GENETIC MAPPING TECHNIQUES
Genomes are sequenced by making libraries of genomic DNA segments and then sequencing each of the segments. These stretches must then be compiled into the final sequence. To structure the sequence data into a draft genome, the Human Genome Project started by compiling a working genome map. Genome maps provide various landmarks for use when putting together sequence data. There are two different categories for genome maps, genetic maps and physical maps. Genetic maps are based on the relative order of genetic markers, but the actual distance between the markers is hard to determine. Physical maps are more precise and give the distance between markers in base pairs.
Traditional genetic maps are based on the recombination frequency between genes.
In eukaryotic cells, recombination occurs between homologous pairs of chromosomes during meiosis. If two genes are close together on the same chromosome, recombination between them will be rare. If the two genes are located far apart on the same chromosome, recombination is relatively frequent. Early genetic maps were based on measuring recombination frequencies between genes.

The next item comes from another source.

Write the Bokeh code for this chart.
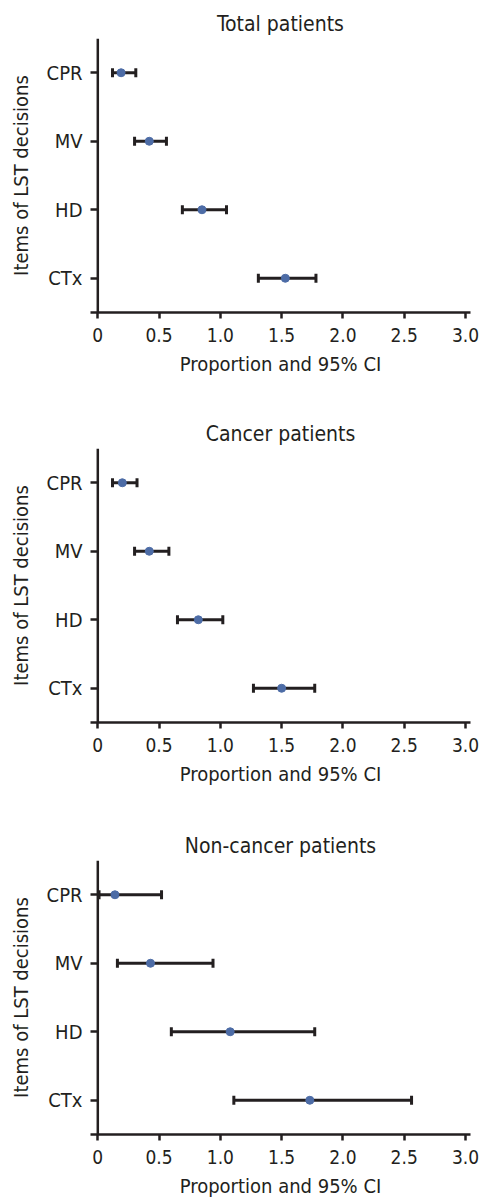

Genetic maps are based on landmarks called genetic markers. Many different types of markers can be used. The order of these markers is determined by how often the two markers are found in offspring. The most useful markers are genes, but often in large genomes, genuine genes are too few and far between to give a good map. Genes that encode specific traits are wonderful markers in organisms such as Drosophila because mating can be controlled and directed. After mating many different flies, the number of flies with both markers can be determined. The more often the markers appear together in the offspring, the closer these are in the genome. In humans, deliberate mating experiments are unethical. Moreover, the human genome contains only a few percent of coding DNA; thus, using real genes does not produce enough points on the map. A sparse map makes it difficult to order the sequences obtained in the genome sequencing project. Therefore, other markers, including physical markers, are also used on genomic maps.

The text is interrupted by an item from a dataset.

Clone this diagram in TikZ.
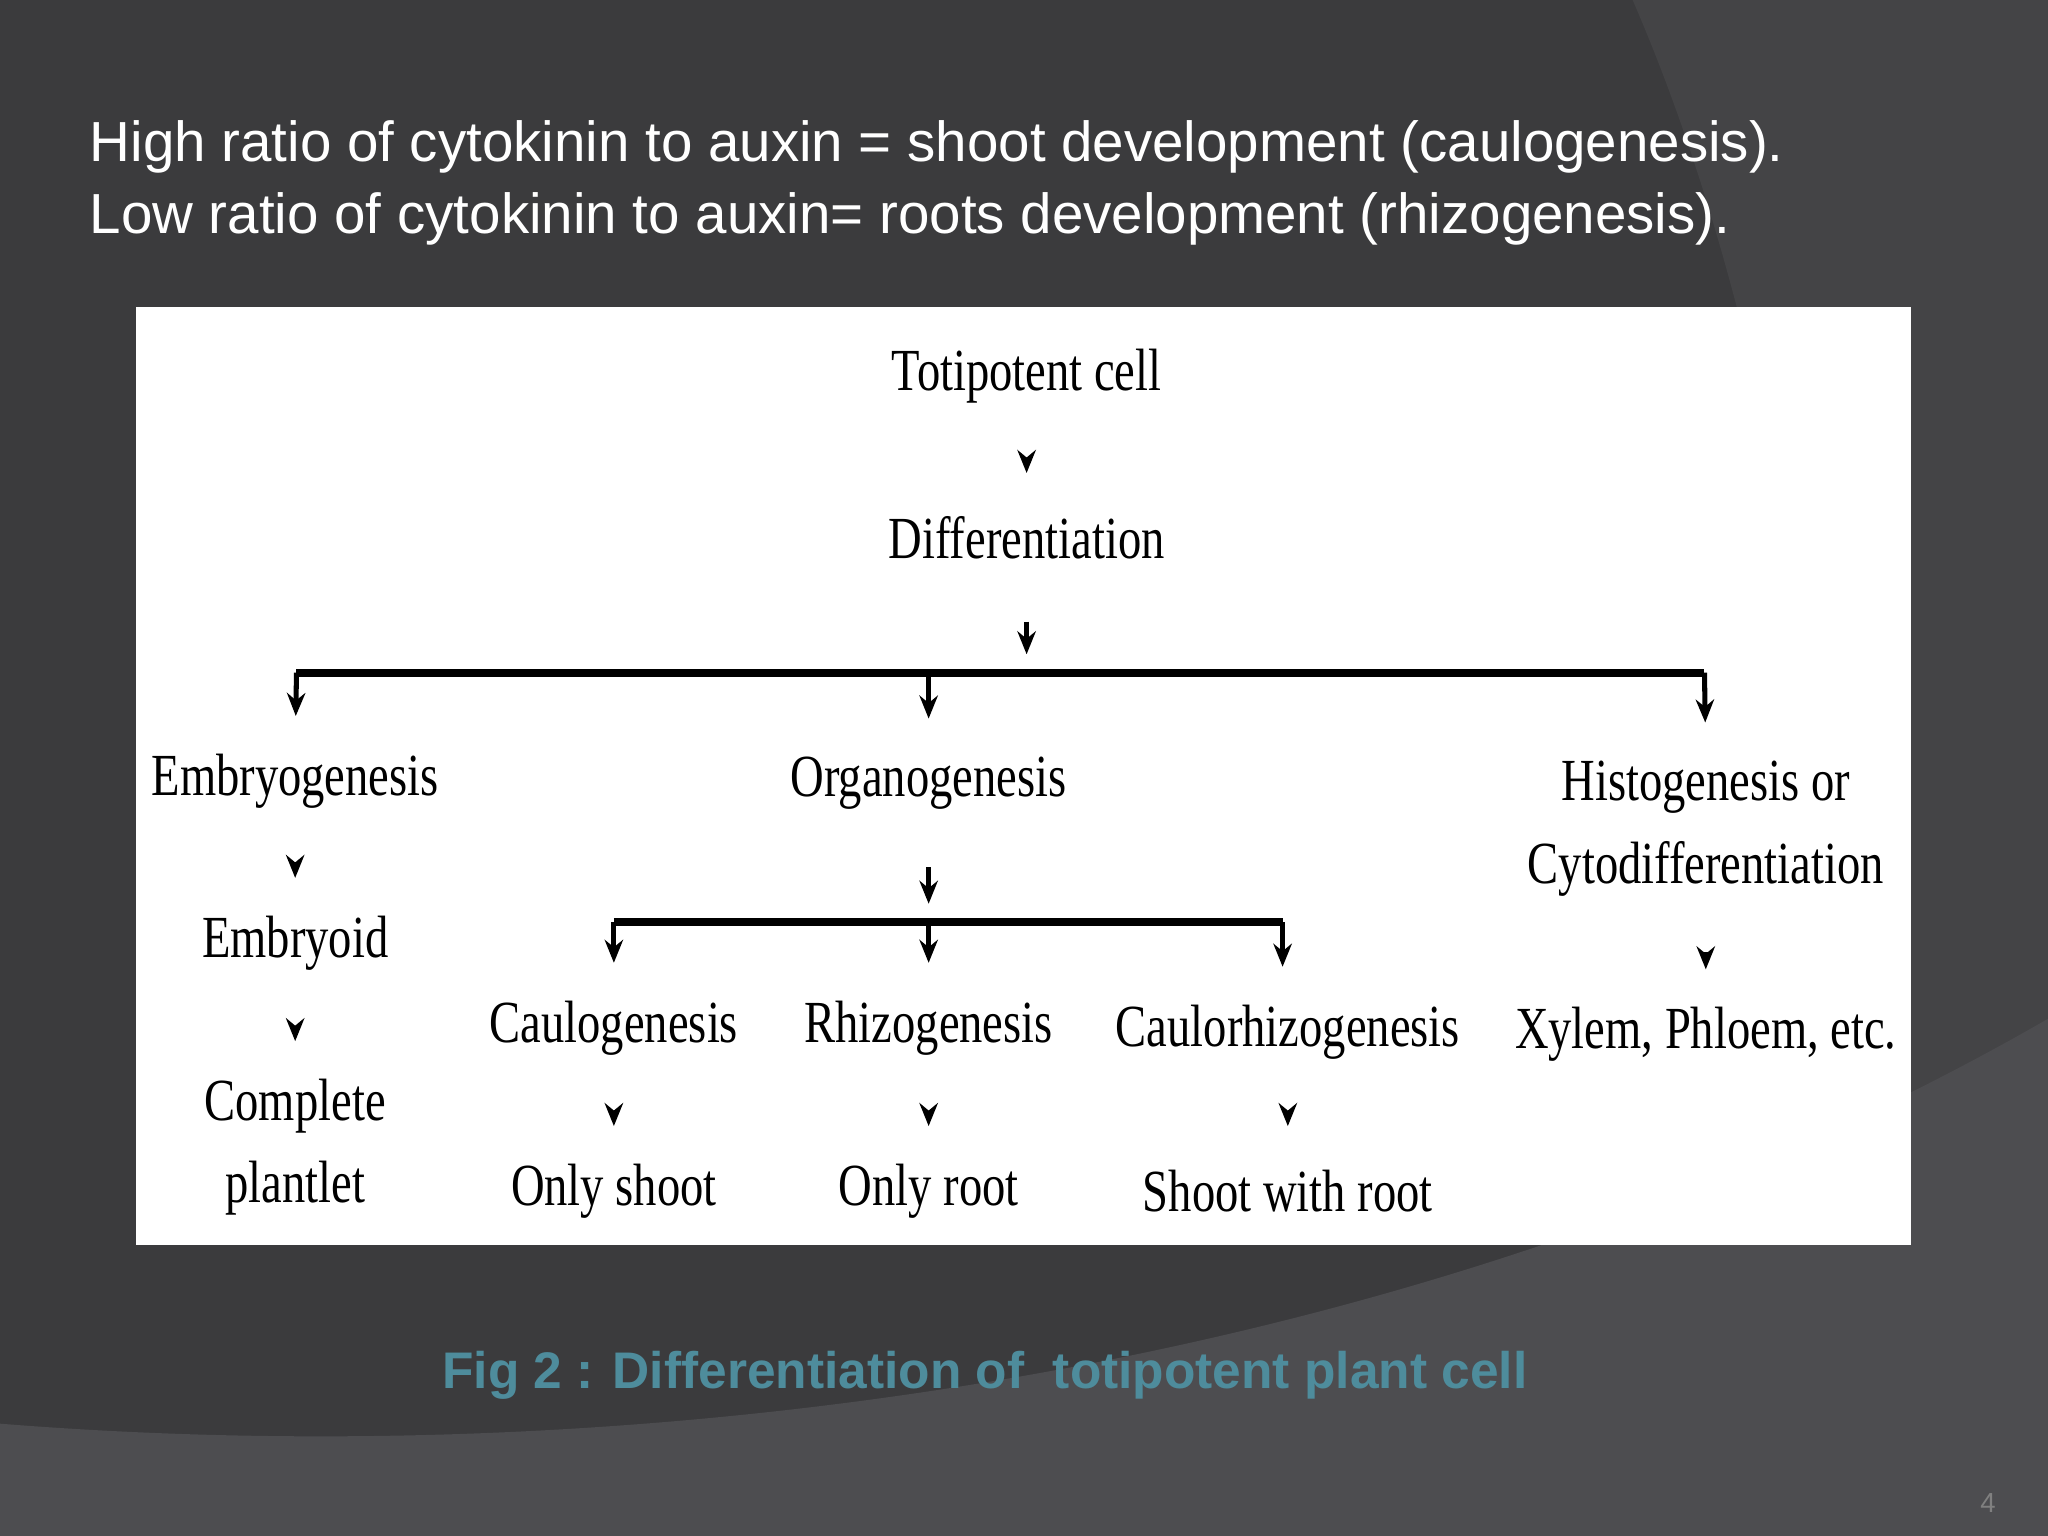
\documentclass[tikz,border=0pt]{standalone}
\usepackage{fontspec}
\setmainfont{Liberation Serif}
\setsansfont{Liberation Sans}
\usetikzlibrary{arrows.meta}
\definecolor{bgA}{HTML}{3B3B3D}
\definecolor{bgB}{HTML}{444446}
\definecolor{bgC}{HTML}{4D4D50}
\definecolor{capc}{HTML}{4E8C9C}
\tikzset{
 lbl/.style={inner sep=0pt,minimum height=0.42cm,font=\fontsize{13}{13}\selectfont},
 arr/.style={line width=1.1pt,-{Stealth[length=5pt,width=4pt]}},
 barl/.style={line width=1.8pt},
}
\newcommand{\cx}[1]{\scalebox{0.78}[1]{#1}}
\begin{document}
\begin{tikzpicture}[x=0.01cm,y=-0.01cm]
\useasboundingbox (0,0) rectangle (1568,1176);
\fill[bgA] (0,0) rectangle (1568,1176);
\fill[bgB] (1250,0) -- (1568,0) -- (1568,1176) -- (1450,1176) .. controls (1420,700) and (1380,300) .. (1250,0) -- cycle;
\fill[bgC] (0,1090) .. controls (500,1130) and (1100,1050) .. (1568,780) -- (1568,1176) -- (0,1176) -- cycle;
\node[anchor=west,inner sep=0pt,white,font=\sffamily\fontsize{12.3}{15.5}\selectfont,align=left] (title) at (68,140)
 {High ratio of cytokinin to auxin = shoot development (caulogenesis).\\Low ratio of cytokinin to auxin= roots development (rhizogenesis).};
\fill[white] (104,235) rectangle (1463,953);

\node[lbl] (tot) at (786,288) {\cx{Totipotent cell}};
\node[lbl] (dif) at (786,412) {\cx{Differentiation}};
\node[lbl] (emb) at (226,598) {\cx{Embryogenesis}};
\node[lbl] (org) at (711,600) {\cx{Organogenesis}};
\node[lbl] (his) at (1306,603) {\cx{Histogenesis or}};
\node[lbl] (cyt) at (1306,665) {\cx{Cytodifferentiation}};
\node[lbl] (eid) at (226,722) {\cx{Embryoid}};
\node[lbl] (com) at (226,847) {\cx{Complete}};
\node[lbl] (pla) at (226,910) {\cx{plantlet}};
\node[lbl] (cau) at (470,787) {\cx{Caulogenesis}};
\node[lbl] (rhi) at (711,787) {\cx{Rhizogenesis}};
\node[lbl] (crh) at (986,790) {\cx{Caulorhizogenesis}};
\node[lbl] (xyl) at (1306,792) {\cx{Xylem, Phloem, etc.}};
\node[lbl] (osh) at (470,912) {\cx{Only shoot}};
\node[lbl] (oro) at (711,912) {\cx{Only root}};
\node[lbl] (swr) at (986,912) {\cx{Shoot with root}};

\coordinate (b1) at (227,515); \coordinate (b2) at (1305,515);
\coordinate (c1) at (470,706); \coordinate (c2) at (982,706);

\tikzset{sh/.style={shorten <=12pt,shorten >=8pt}}
\draw[arr,sh] (tot.south) -- (dif.north);
\draw[arr,shorten <=12pt] (dif.south) -- ([yshift=4pt]dif.south |- b1);
\draw[barl] (b1) -- (b2);
\draw[arr,shorten >=8pt] (b1) -- (emb.north);
\draw[arr,shorten >=8pt] (org.north |- b1) -- (org.north);
\draw[arr,shorten >=8pt] (b2) -- (his.north);
\draw[arr,sh] (emb.south) -- (eid.north);
\draw[arr,sh] (eid.south) -- (com.north);
\draw[arr,shorten <=12pt] (org.south) -- ([yshift=4pt]org.south |- c1);
\draw[barl] (c1) -- (c2);
\draw[arr,shorten >=8pt] (c1) -- (cau.north);
\draw[arr,shorten >=8pt] (rhi.north |- c1) -- (rhi.north);
\draw[arr,shorten >=8pt] (c2) -- (c2 |- crh.north);
\draw[arr,sh] (cyt.south) -- (xyl.north);
\draw[arr,sh] (cau.south) -- (osh.north);
\draw[arr,sh] (rhi.south) -- (oro.north);
\draw[arr,sh] (crh.south) -- (swr.north);

\node[capc,font=\sffamily\bfseries\fontsize{11.2}{12}\selectfont] (cap) at (754,1053) {Fig 2 : Differentiation of \ totipotent plant cell};
\node[gray,font=\sffamily\fontsize{6}{6}\selectfont] (pg) at (1522,1151) {4};
\end{tikzpicture}
\end{document}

An example of a physical marker is the RFLP, or restriction fragment length polymorphism. RFLPs are commonly used because of the ease of identification. For small genomes such as yeast, monitoring the frequency of recombination between two RFLP markers is easy. Diploid yeast cells undergo meiosis and form four haploid cells called a tetrad. Each of these haploid cells can be isolated, grown into many identical clones, and examined individually. Thus each RFLP marker can be followed easily from one generation to the next. In humans, following such markers is more challenging, but studies on groups of closely related people, such as large families or small cultures like the Amish, have allowed some RFLPs to be followed in this manner (Fig. 8.1).
Another marker used for making genetic maps is the VNTR, or variable number tandem repeat (Fig. 8.2). These sequence anomalies occur naturally in the genome and consist of tandem repeats of 9 to 80 base pairs in length. The number of repeats differs from one person to the next; therefore, these can be used as specific markers on a genetic map. They can also be used to identify individuals in forensic medicine or paternity testing. Some repeats are found in many different locations throughout the genome and cannot be used for making genetic maps, but other repeat sequences are found only in one unique location.
A third type of marker is the microsatellite polymorphism, which is also a tandem repeat. However, unlike VNTRs, microsatellite polymorphisms are repeats of 2 to 5 base pairs in length, and usually consist of cytosine and adenosine.
A fourth type of genetic marker used in mapping is the SNP (pronounced “snip”), or single nucleotide polymorphism (Fig. 8.3). SNPs are individual substitutions of a single nucleotide that do not affect the length of the DNA sequence. These changes can be found within genes, in regulatory regions, or in noncoding DNA. When found within the coding regions of genes SNPs may alter the amino acid sequence of the protein. This in turn may affect protein function. If a SNP correlates with a genetic disease, identifying that SNP may diagnose the disease before symptoms appear. When a SNP falls within a restriction enzyme site, it coincides with an RFLP.